By the beginning of the eighth century books had become so scarce that monasteries guarded their treasures with great care (R. 65), and books were borrowed from long distances that copies might be made.

[4] Charlemagne (King of Frankland, 768-814), for example, found it necessary to order that priests and monks must show themselves capable of changing the wording of the masses for the living and the dead, as circumstances required, from singular to plural, or from masculine to feminine.

[5] Longfellow's poem Monte Cassino is interesting reading here. Of Benedict he says:

"He founded here his Convent and his Rule
Of prayer and work, and counted work as prayer;
The pen became a clarion, and his school
Flamed like a beacon in the midnight air."

[6] Sometimes as early as eleven to twelve years of age. The novitiate course was two years, but as the vows could not be taken before eighteen, the course of instruction often covered six to eight years.

[7] To teach a novice to copy accurately a manuscript book was quite a different thing from the teaching of writing to-day, It was more nearly comparable to present-day instruction in lettering in a college engineering course, as it called for a degree of workmanship and accuracy not required in ordinary writing.

[8] The Vulgate, a Latin translation of the Bible made by Saint Jerome, at the close of the fourth century. The Old Testament he translated mostly from the Hebrew and Chaldaic, and the New Testament he revised from the older Latin versions. This is the only version of the Scriptures which the Roman Catholic Church admits as authentic.

[9] Letters from one monastery to another, and from one country to another, begging the loan of some ancient book, have been preserved in numbers. Lupus, Abbot of Ferrières in France, for example, wrote to Rome in 855, and addressing himself to the Pope in person, requested a complete copy of Cicero's De Oratore, which he desired.

[10] The Missal is a book containing the service of the mass for the entire year. The Psalter the book of Psalms.

[11] From manu scriptum, meaning written by hand.

[12] So expensive of time and effort was the production of books by this method that many of the manuscripts now extant were written crosswise on sheets from which the previous writing had been largely erased by chemical or mechanical means. How many valuable ancient manuscripts were lost in this manner no one knows. Fortunately the practice was not common until after the thirteenth century, when the rise of the universities and the spread of learning made new demands for skins for writing purposes.

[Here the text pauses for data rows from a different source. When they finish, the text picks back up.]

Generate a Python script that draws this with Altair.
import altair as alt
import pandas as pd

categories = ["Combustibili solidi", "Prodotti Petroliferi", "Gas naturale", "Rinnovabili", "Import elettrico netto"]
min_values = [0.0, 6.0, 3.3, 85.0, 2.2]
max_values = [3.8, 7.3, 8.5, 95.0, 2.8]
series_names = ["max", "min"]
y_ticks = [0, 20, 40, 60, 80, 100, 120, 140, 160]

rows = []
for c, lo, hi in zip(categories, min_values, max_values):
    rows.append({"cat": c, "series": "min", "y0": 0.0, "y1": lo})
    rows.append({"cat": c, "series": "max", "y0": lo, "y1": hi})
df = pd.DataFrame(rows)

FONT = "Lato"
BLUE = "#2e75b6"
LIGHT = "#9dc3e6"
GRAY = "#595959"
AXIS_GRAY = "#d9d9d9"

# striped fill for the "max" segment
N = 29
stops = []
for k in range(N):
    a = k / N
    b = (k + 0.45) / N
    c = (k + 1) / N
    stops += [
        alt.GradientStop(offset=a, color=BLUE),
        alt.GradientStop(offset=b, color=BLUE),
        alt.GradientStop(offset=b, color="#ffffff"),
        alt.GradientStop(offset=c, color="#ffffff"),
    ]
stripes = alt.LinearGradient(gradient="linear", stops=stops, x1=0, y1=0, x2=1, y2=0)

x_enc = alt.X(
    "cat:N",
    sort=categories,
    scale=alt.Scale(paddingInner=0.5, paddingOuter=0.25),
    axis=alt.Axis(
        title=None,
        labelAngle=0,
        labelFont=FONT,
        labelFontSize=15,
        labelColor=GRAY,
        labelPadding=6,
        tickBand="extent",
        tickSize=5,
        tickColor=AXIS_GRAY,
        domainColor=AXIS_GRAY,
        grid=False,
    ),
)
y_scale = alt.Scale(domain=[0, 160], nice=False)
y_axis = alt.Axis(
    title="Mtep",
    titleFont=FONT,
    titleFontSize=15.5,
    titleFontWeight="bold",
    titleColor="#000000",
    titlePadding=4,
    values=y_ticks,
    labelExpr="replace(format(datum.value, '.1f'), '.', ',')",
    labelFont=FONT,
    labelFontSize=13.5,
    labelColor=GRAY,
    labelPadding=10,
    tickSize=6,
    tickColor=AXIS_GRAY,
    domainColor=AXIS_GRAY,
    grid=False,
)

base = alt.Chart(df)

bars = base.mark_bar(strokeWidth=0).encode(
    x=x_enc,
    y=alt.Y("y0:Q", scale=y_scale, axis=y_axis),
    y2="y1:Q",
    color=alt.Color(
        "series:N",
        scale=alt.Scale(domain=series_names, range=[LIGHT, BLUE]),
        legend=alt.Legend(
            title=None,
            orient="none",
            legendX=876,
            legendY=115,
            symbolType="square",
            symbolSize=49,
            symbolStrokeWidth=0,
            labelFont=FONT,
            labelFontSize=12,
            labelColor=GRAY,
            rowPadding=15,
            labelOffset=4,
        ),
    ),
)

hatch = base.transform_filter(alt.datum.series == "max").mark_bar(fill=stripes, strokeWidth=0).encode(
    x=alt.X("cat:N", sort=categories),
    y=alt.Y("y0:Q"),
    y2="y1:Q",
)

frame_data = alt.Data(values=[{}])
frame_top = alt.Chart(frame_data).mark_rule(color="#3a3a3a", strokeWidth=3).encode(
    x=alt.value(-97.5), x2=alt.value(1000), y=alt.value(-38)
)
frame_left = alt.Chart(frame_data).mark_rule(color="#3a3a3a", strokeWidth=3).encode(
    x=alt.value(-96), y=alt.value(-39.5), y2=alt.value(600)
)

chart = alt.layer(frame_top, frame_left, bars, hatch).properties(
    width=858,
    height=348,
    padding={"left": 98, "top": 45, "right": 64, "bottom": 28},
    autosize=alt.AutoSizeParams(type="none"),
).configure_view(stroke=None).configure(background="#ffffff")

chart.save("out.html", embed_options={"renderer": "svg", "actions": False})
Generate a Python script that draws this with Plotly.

[13] That the printing was not always carefully done is shown by the constant need, throughout the Middle Ages, of correct copies for comparison. The following injunction of the Abbot Alcuin to the monks at Tours, given at the beginning of the ninth century, is illustrative of the need for care in copying:

"Here let the scribes sit who copy out the words of the Divine Law, and likewise the hallowed sayings of Holy Fathers. Let them beware of interspersing their own frivolities in the words they copy, nor let a trifler's hand make mistakes through haste. Let them earnestly seek out for themselves correctly written books to transcribe, that the flying pen may speed along the right path. Let them distinguish the proper sense by colons and commas, and set the points, each one in its due place, and let not him who reads the words to them either read falsely or pause suddenly. It is a noble work to write out holy books, nor shall the scribe fail of his due reward. Writing books is better than planting vines, for he who plants a vine serves his belly, but he who writes a book serves his soul."

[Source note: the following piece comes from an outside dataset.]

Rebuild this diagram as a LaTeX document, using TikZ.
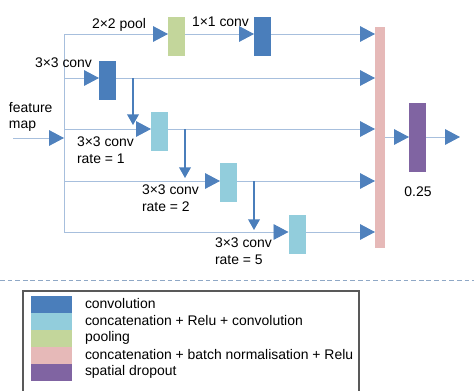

[14] West, A. F., Alcuin, pp. 72-73.

[15] The largest monastic library on the Continent was Fulda, which specialized in the copying of manuscripts. In 1561 it had 774 volumes. In England the largest collections were at Canterbury, which in the fourteenth century possessed 698 volumes, and at Peterborough, which had 344 volumes at about the same time. The library of Croyland, also in England, burned in 1091, at that time contained approximately 700 volumes. These represented the largest collections in Europe.

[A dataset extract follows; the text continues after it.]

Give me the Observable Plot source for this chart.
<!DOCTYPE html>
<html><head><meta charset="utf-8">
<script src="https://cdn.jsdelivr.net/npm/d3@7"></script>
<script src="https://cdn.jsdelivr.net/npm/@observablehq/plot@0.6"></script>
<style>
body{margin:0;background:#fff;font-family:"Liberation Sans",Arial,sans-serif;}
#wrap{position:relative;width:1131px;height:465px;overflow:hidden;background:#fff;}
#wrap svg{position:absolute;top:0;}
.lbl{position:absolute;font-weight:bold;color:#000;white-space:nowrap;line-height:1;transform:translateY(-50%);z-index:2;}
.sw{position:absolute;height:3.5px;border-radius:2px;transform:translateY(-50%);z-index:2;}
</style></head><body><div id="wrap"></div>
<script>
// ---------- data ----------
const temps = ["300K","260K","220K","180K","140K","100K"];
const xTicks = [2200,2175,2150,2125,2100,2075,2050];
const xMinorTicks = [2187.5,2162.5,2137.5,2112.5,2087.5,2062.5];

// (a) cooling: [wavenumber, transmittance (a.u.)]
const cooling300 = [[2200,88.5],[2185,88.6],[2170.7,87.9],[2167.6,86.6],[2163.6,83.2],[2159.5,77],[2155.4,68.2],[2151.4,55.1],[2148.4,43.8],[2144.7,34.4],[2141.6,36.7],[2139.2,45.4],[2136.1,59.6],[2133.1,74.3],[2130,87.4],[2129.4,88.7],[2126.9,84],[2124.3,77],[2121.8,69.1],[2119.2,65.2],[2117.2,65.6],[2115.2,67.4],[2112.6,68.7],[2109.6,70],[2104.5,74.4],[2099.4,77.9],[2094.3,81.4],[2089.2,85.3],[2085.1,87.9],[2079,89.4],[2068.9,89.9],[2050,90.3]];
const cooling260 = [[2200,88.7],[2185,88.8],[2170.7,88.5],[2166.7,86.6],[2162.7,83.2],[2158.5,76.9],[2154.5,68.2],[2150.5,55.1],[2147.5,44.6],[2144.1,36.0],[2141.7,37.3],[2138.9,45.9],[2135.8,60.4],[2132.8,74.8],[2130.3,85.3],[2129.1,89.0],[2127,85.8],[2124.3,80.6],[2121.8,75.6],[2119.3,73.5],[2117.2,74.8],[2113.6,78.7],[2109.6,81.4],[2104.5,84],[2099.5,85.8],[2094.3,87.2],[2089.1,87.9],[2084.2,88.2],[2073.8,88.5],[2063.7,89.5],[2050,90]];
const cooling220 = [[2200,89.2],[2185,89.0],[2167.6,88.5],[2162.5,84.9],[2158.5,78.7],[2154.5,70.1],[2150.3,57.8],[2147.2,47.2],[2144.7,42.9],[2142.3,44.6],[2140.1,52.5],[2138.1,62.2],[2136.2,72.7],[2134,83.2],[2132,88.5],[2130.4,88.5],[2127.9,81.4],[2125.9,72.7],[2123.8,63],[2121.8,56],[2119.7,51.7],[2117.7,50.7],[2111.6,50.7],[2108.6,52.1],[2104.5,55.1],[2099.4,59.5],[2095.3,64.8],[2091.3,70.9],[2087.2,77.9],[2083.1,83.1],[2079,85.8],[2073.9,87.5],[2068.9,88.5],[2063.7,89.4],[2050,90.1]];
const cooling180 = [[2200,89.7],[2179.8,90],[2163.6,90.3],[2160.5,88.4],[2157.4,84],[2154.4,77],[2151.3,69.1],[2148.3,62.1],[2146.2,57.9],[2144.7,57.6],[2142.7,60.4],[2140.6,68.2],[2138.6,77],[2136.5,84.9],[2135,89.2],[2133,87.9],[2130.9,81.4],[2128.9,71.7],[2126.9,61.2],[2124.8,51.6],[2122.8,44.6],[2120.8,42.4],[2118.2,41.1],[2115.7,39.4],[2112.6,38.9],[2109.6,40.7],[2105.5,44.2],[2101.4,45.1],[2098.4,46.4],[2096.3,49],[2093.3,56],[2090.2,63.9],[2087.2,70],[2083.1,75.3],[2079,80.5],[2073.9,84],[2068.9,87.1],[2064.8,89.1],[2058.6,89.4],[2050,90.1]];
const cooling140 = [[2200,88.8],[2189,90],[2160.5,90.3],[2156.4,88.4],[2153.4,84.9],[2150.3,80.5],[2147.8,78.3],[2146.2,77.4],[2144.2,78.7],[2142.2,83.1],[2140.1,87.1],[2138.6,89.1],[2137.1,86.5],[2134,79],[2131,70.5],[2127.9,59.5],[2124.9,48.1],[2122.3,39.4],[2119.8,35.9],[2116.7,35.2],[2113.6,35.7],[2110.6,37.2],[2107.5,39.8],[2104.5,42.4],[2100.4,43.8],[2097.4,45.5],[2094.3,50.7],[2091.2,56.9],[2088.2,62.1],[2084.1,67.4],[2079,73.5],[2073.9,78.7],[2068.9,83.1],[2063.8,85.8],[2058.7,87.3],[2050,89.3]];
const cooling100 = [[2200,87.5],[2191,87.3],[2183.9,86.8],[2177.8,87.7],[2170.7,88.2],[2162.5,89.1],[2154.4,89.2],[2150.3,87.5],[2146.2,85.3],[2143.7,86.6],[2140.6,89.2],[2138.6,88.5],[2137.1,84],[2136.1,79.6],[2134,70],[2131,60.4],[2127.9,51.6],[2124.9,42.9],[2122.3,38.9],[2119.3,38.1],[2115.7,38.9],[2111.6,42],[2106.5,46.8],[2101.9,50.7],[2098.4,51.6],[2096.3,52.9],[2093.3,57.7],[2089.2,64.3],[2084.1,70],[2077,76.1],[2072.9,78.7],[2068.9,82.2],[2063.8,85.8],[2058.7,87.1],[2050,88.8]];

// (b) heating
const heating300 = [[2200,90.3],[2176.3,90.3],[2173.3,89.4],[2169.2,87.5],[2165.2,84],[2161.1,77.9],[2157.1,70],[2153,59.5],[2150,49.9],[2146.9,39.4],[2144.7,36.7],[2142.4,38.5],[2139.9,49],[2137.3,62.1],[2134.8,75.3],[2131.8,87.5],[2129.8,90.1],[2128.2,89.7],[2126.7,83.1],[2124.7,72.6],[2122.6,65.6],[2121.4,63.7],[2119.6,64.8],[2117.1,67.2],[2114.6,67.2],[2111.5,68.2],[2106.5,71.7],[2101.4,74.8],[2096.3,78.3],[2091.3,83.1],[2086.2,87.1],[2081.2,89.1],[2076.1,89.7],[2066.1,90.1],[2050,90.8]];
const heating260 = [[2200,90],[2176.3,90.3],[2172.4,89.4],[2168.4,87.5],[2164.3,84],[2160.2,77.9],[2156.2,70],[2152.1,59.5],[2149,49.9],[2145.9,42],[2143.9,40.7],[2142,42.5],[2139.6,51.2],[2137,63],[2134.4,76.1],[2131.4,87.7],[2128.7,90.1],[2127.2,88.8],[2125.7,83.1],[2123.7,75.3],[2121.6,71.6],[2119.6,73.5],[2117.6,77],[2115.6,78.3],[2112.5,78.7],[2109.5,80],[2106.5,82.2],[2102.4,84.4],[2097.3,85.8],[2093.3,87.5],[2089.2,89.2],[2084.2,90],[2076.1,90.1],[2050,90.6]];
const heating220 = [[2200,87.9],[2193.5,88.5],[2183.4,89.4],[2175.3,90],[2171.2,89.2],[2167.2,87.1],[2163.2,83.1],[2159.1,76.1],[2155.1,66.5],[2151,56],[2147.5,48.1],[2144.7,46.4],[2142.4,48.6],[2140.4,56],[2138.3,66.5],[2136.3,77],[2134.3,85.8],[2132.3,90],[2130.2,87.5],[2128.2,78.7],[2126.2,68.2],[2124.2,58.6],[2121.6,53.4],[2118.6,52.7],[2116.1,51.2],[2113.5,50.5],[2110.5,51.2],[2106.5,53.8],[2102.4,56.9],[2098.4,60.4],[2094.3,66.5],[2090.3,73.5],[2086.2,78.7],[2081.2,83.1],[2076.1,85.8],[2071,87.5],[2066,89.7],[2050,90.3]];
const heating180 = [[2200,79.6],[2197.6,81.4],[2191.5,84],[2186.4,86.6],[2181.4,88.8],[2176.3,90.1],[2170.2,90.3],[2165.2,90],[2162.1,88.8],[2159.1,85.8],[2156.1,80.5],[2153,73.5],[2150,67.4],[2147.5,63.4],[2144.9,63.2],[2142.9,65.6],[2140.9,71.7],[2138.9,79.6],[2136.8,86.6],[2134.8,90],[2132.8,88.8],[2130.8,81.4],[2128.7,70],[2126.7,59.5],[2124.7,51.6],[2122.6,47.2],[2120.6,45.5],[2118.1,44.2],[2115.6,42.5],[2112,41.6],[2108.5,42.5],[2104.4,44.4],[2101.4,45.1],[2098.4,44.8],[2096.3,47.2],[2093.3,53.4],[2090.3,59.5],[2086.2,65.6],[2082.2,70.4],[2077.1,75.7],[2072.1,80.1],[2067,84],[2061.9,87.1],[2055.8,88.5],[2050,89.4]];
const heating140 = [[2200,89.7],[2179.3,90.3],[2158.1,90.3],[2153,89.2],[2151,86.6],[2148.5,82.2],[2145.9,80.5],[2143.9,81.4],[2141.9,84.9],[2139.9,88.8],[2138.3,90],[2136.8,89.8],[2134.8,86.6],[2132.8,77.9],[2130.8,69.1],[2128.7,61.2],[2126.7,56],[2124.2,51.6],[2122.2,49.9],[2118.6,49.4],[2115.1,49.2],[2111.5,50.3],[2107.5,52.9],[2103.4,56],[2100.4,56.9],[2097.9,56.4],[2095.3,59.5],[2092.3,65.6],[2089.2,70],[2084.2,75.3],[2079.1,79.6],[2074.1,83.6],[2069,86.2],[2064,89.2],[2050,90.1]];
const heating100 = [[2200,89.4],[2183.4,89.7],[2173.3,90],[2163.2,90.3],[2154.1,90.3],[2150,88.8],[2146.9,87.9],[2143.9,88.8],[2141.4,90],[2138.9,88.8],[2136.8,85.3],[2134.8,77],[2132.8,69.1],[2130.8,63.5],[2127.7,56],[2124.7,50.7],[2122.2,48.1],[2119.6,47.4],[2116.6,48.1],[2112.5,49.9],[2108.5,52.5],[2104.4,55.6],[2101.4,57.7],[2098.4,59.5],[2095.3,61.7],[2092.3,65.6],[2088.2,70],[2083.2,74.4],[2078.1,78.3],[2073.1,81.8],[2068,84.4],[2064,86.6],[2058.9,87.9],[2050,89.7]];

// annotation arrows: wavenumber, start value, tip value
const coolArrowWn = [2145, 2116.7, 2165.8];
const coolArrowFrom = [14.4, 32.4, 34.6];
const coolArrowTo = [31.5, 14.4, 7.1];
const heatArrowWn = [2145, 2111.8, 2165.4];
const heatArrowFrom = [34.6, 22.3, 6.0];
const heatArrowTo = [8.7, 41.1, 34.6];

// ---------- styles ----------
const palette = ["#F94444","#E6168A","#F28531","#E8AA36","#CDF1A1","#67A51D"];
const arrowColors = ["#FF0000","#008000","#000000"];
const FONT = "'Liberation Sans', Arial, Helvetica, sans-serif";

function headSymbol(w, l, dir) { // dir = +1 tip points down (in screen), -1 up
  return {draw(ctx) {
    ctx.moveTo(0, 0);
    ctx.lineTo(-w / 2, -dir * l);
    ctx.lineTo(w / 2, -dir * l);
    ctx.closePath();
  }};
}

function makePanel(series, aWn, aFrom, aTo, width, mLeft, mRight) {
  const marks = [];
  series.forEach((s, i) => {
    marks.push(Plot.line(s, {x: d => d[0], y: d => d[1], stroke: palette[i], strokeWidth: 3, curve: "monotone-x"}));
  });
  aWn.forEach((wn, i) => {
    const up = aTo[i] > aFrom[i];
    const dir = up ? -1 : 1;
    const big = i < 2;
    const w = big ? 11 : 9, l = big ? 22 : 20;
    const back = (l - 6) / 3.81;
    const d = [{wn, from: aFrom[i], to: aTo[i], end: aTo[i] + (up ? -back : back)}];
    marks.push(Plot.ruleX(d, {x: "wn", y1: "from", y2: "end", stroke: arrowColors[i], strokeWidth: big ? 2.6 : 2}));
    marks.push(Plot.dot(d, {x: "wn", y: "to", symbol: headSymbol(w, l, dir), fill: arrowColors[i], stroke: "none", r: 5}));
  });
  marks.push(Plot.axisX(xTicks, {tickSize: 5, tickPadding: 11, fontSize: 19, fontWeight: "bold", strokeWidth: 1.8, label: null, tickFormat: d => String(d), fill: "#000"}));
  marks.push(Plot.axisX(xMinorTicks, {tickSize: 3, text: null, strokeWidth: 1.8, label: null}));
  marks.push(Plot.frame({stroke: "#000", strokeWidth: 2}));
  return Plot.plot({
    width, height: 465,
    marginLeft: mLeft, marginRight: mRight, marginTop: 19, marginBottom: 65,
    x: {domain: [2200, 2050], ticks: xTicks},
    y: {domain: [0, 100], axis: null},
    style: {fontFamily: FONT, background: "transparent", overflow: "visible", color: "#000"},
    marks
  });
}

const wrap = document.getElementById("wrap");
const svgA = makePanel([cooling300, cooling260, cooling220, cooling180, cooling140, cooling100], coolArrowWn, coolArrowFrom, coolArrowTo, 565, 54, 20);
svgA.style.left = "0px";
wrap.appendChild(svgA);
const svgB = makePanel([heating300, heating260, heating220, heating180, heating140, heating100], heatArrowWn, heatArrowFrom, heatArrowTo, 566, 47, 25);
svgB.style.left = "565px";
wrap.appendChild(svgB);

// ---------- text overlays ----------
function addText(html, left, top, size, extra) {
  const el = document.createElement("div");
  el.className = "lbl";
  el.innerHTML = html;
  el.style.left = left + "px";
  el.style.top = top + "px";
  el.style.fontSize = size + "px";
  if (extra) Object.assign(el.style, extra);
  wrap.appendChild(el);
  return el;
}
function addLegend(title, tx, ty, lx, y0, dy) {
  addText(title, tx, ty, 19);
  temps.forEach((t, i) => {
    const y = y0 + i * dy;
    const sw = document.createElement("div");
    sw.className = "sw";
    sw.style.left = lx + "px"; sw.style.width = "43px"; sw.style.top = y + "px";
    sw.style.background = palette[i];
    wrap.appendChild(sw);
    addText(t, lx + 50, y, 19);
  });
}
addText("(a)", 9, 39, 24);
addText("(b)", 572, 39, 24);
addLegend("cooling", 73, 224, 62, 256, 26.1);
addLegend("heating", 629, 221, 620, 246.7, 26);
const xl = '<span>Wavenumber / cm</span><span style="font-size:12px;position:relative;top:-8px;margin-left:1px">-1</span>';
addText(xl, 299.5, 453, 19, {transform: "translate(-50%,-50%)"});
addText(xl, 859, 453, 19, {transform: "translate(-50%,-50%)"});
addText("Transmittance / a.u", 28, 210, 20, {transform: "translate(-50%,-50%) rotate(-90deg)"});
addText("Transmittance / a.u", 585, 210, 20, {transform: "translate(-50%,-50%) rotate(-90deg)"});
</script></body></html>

[16] The Hortus Delicarum of the Abbess Herrard, of the convent of Hohenburg, in Alsace, was a famous illustration of artistic workmanship. This was an attempt to embody, in encyclopaedic form, the knowledge of her time. The manuscript was embellished with hundreds of beautiful pictures, and was long preserved as a wonderful exhibition of mediaeval skill. It was lost to civilization, along with many other treasures, when the Prussians bombarded Strassburg, in 1870.

[17] He there "enjoyed advantages which could not perhaps have been found anywhere else in Europe at the time—perfect access to all the existing sources of learning in the West. Nowhere else could he acquire at once the Irish, the Roman, the Gallician, and the Canterbury learning; the accumulated stores of books which Benedict (founder and abbot) had bought at Rome and at Vienne; or the disciplinary instruction drawn from the monasteries on the Continent, as well as from Irish missionaries." (Bishop Stubbs, Dictionary of Christian Biography, article on Bede.)

[18] West, A. F., Alcuin, pp. 45-47.

[19] Annals of Xanten, 846 A.D.

[20] Ibid., 851 A.D.

[21] Annals of Saint Vaast, 884 A.D.

[22] It is related that ignorant court officials, fearing the king's displeasure, sought to learn from their children.

[23] Through Alfred's efforts, the compilation of the Anglo-Saxon Chronicle was begun, that the people of England might be able to read the history of their country in their own language.